§ REQUIRED WORK
Go through the material and write it all out exactly, minus the pictures.

§ SOURCE DATA

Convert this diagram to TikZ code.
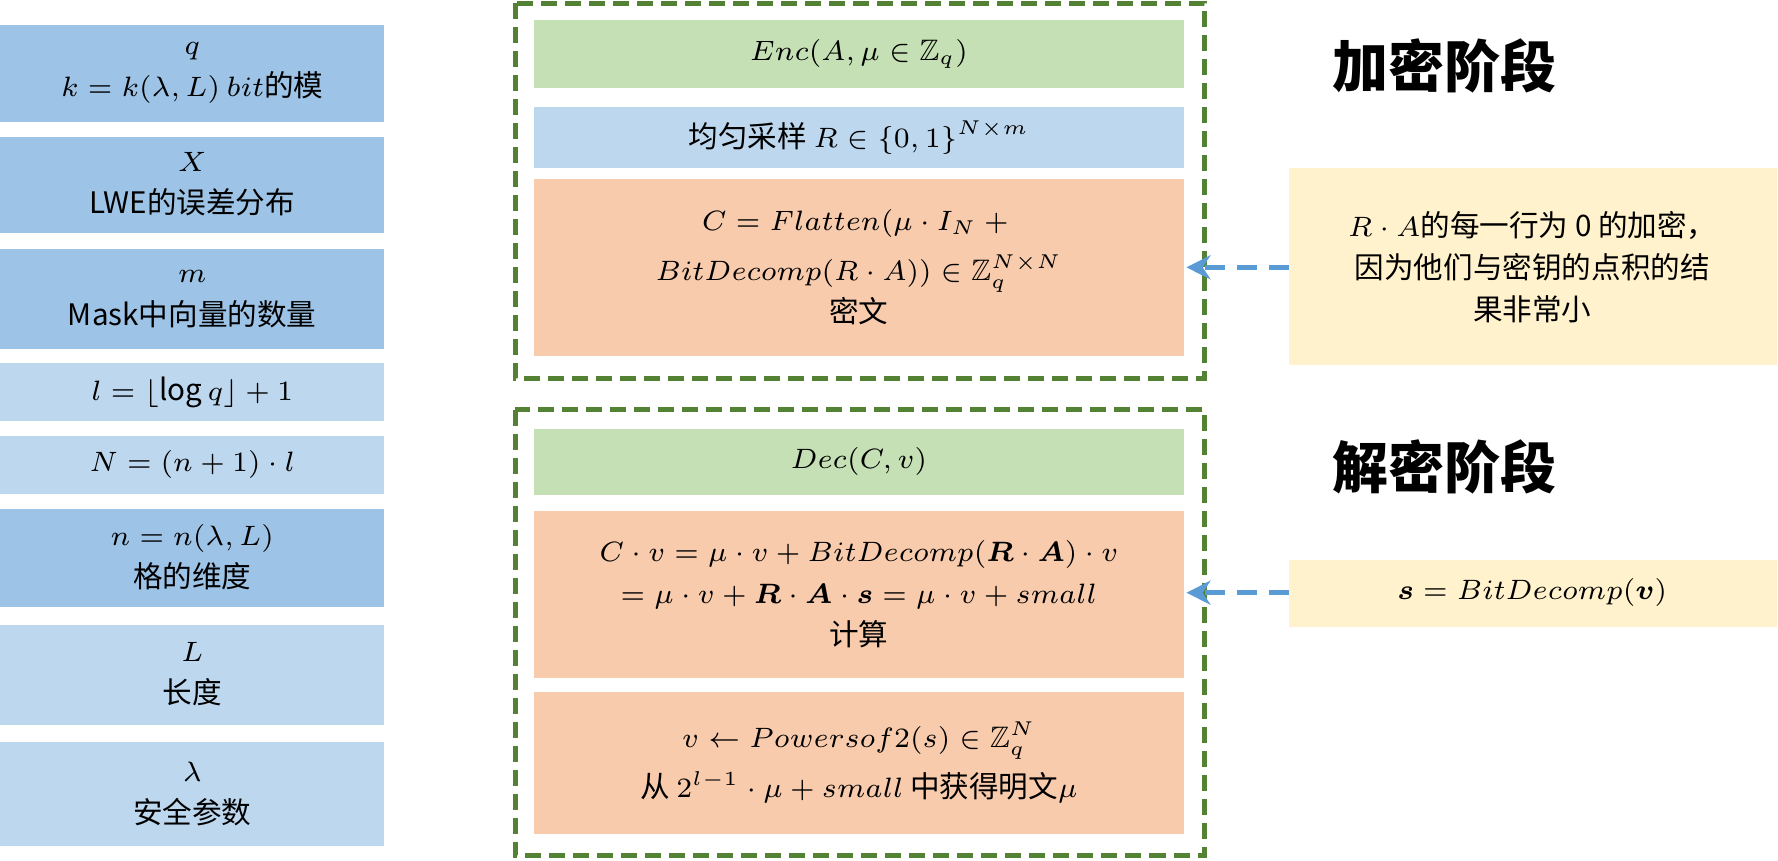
\documentclass[tikz,border=0pt]{standalone}
\usepackage{amsmath,amssymb,bm}
\usepackage{fontspec}
\setmainfont{Noto Sans CJK SC}
\usetikzlibrary{arrows.meta}
\newcommand\mn[1]{\mathnormal{#1}}
\begin{document}
\begin{tikzpicture}[x=0.01cm,y=-0.01cm,
  t/.style={font=\fontsize{7.4}{10.5}\selectfont,align=center},
  frame/.style={draw=frm,line width=1.2pt,dash pattern=on 4pt off 2pt},
  arr/.style={draw=arrc,line width=1.2pt,dash pattern=on 5pt off 3pt,-{Stealth[length=6pt,width=6pt]}}]
\definecolor{dkb}{HTML}{9DC3E6}\definecolor{ltb}{HTML}{BDD7EE}
\definecolor{grn}{HTML}{C5E0B4}\definecolor{org}{HTML}{F8CBAD}
\definecolor{ylw}{HTML}{FFF2CC}\definecolor{frm}{HTML}{548235}\definecolor{arrc}{HTML}{5B9BD5}
\useasboundingbox (0,0) rectangle (1563,756);
% left column
\fill[dkb] (0,22) rectangle (338,107); \node[t] (l1) at (169,64) {$q$\\$k=k(\lambda,L)\ \mn{bit}$的模};
\fill[dkb] (0,120) rectangle (338,205); \node[t] (l2) at (169,162) {$X$\\LWE的误差分布};
\fill[dkb] (0,219) rectangle (338,307); \node[t] (l3) at (169,263) {$m$\\Mask中向量的数量};
\fill[ltb] (0,319) rectangle (338,370); \node[t] (l4) at (169,345) {$l=\lfloor\log q\rfloor+1$};
\fill[ltb] (0,383) rectangle (338,434); \node[t] (l5) at (169,408) {$N=(n+1)\cdot l$};
\fill[dkb] (0,447) rectangle (338,534); \node[t] (l6) at (169,490) {$n=n(\lambda,L)$\\格的维度};
\fill[ltb] (0,549) rectangle (338,637); \node[t] (l7) at (169,593) {$L$\\长度};
\fill[ltb] (0,652) rectangle (338,744); \node[t] (l8) at (169,698) {$\lambda$\\安全参数};
% frames
\draw[frame] (453,3) rectangle (1059,333);
\draw[frame] (453,360) rectangle (1059,752);
% encryption
\fill[grn] (469,18) rectangle (1041,77); \node[t] (enc) at (755,47) {$\mn{Enc}(A,\mu\in\mathbb{Z}_q)$};
\fill[ltb] (469,94) rectangle (1041,148); \node[t] (smp) at (755,121) {均匀采样 $R\in\{0,1\}^{N\times m}$};
\fill[org] (469,157) rectangle (1041,313); \node[t] (cb) at (755,235) {$C=\mn{Flatten}(\mu\cdot I_N+{}$\\[2pt]$\mn{BitDecomp}(R\cdot A))\in\mathbb{Z}_q^{N\times N}$\\密文};
\coordinate (ce) at (1043,235);
% decryption
\fill[grn] (469,377) rectangle (1041,435); \node[t] (dec) at (755,406) {$\mn{Dec}(C,v)$};
\fill[org] (469,449) rectangle (1041,596); \node[t] (cv) at (755,522) {$C\cdot v=\mu\cdot v+\mn{BitDecomp}(\bm{R}\cdot\bm{A})\cdot v$\\$=\mu\cdot v+\bm{R}\cdot\bm{A}\cdot\bm{s}=\mu\cdot v+\mn{small}$\\计算};
\coordinate (cve) at (1043,521);
\fill[org] (469,608) rectangle (1041,733); \node[t] (vb) at (755,670) {$v\leftarrow\mn{Powersof}2(s)\in\mathbb{Z}_q^{N}$\\[2pt]从 $2^{l-1}\cdot\mu+\mn{small}$ 中获得明文$\mu$};
% headings
\node[font=\fontsize{14}{16}\selectfont\bfseries] (h1) at (1270,58) {加密阶段};
\node[font=\fontsize{14}{16}\selectfont\bfseries] (h2) at (1270,410) {解密阶段};
% notes
\fill[ylw] (1133,148) rectangle (1562,321); \node[t] (n1) at (1347,235) {$R\cdot A$的每一行为 0 的加密，\\因为他们与密钥的点积的结\\果非常小};
\fill[ylw] (1133,492) rectangle (1562,551); \node[t] (n2) at (1347,521) {$\bm{s}=\mn{BitDecomp}(\bm{v})$};
\coordinate (n1w) at (1133,235); \coordinate (n2w) at (1133,521);
\draw[arr] (n1w) -- (ce);
\draw[arr] (n2w) -- (cve);
\end{tikzpicture}
\end{document}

§ EXERCISE SOLUTION
Convert this diagram to TikZ code.
\documentclass[tikz,border=0pt]{standalone}
\usepackage{amsmath,amssymb,bm}
\usepackage{fontspec}
\setmainfont{Noto Sans CJK SC}
\usetikzlibrary{arrows.meta}
\newcommand\mn[1]{\mathnormal{#1}}
\begin{document}
\begin{tikzpicture}[x=0.01cm,y=-0.01cm,
  t/.style={font=\fontsize{7.4}{10.5}\selectfont,align=center},
  frame/.style={draw=frm,line width=1.2pt,dash pattern=on 4pt off 2pt},
  arr/.style={draw=arrc,line width=1.2pt,dash pattern=on 5pt off 3pt,-{Stealth[length=6pt,width=6pt]}}]
\definecolor{dkb}{HTML}{9DC3E6}\definecolor{ltb}{HTML}{BDD7EE}
\definecolor{grn}{HTML}{C5E0B4}\definecolor{org}{HTML}{F8CBAD}
\definecolor{ylw}{HTML}{FFF2CC}\definecolor{frm}{HTML}{548235}\definecolor{arrc}{HTML}{5B9BD5}
\useasboundingbox (0,0) rectangle (1563,756);
% left column
\fill[dkb] (0,22) rectangle (338,107); \node[t] (l1) at (169,64) {$q$\\$k=k(\lambda,L)\ \mn{bit}$的模};
\fill[dkb] (0,120) rectangle (338,205); \node[t] (l2) at (169,162) {$X$\\LWE的误差分布};
\fill[dkb] (0,219) rectangle (338,307); \node[t] (l3) at (169,263) {$m$\\Mask中向量的数量};
\fill[ltb] (0,319) rectangle (338,370); \node[t] (l4) at (169,345) {$l=\lfloor\log q\rfloor+1$};
\fill[ltb] (0,383) rectangle (338,434); \node[t] (l5) at (169,408) {$N=(n+1)\cdot l$};
\fill[dkb] (0,447) rectangle (338,534); \node[t] (l6) at (169,490) {$n=n(\lambda,L)$\\格的维度};
\fill[ltb] (0,549) rectangle (338,637); \node[t] (l7) at (169,593) {$L$\\长度};
\fill[ltb] (0,652) rectangle (338,744); \node[t] (l8) at (169,698) {$\lambda$\\安全参数};
% frames
\draw[frame] (453,3) rectangle (1059,333);
\draw[frame] (453,360) rectangle (1059,752);
% encryption
\fill[grn] (469,18) rectangle (1041,77); \node[t] (enc) at (755,47) {$\mn{Enc}(A,\mu\in\mathbb{Z}_q)$};
\fill[ltb] (469,94) rectangle (1041,148); \node[t] (smp) at (755,121) {均匀采样 $R\in\{0,1\}^{N\times m}$};
\fill[org] (469,157) rectangle (1041,313); \node[t] (cb) at (755,235) {$C=\mn{Flatten}(\mu\cdot I_N+{}$\\[2pt]$\mn{BitDecomp}(R\cdot A))\in\mathbb{Z}_q^{N\times N}$\\密文};
\coordinate (ce) at (1043,235);
% decryption
\fill[grn] (469,377) rectangle (1041,435); \node[t] (dec) at (755,406) {$\mn{Dec}(C,v)$};
\fill[org] (469,449) rectangle (1041,596); \node[t] (cv) at (755,522) {$C\cdot v=\mu\cdot v+\mn{BitDecomp}(\bm{R}\cdot\bm{A})\cdot v$\\$=\mu\cdot v+\bm{R}\cdot\bm{A}\cdot\bm{s}=\mu\cdot v+\mn{small}$\\计算};
\coordinate (cve) at (1043,521);
\fill[org] (469,608) rectangle (1041,733); \node[t] (vb) at (755,670) {$v\leftarrow\mn{Powersof}2(s)\in\mathbb{Z}_q^{N}$\\[2pt]从 $2^{l-1}\cdot\mu+\mn{small}$ 中获得明文$\mu$};
% headings
\node[font=\fontsize{14}{16}\selectfont\bfseries] (h1) at (1270,58) {加密阶段};
\node[font=\fontsize{14}{16}\selectfont\bfseries] (h2) at (1270,410) {解密阶段};
% notes
\fill[ylw] (1133,148) rectangle (1562,321); \node[t] (n1) at (1347,235) {$R\cdot A$的每一行为 0 的加密，\\因为他们与密钥的点积的结\\果非常小};
\fill[ylw] (1133,492) rectangle (1562,551); \node[t] (n2) at (1347,521) {$\bm{s}=\mn{BitDecomp}(\bm{v})$};
\coordinate (n1w) at (1133,235); \coordinate (n2w) at (1133,521);
\draw[arr] (n1w) -- (ce);
\draw[arr] (n2w) -- (cve);
\end{tikzpicture}
\end{document}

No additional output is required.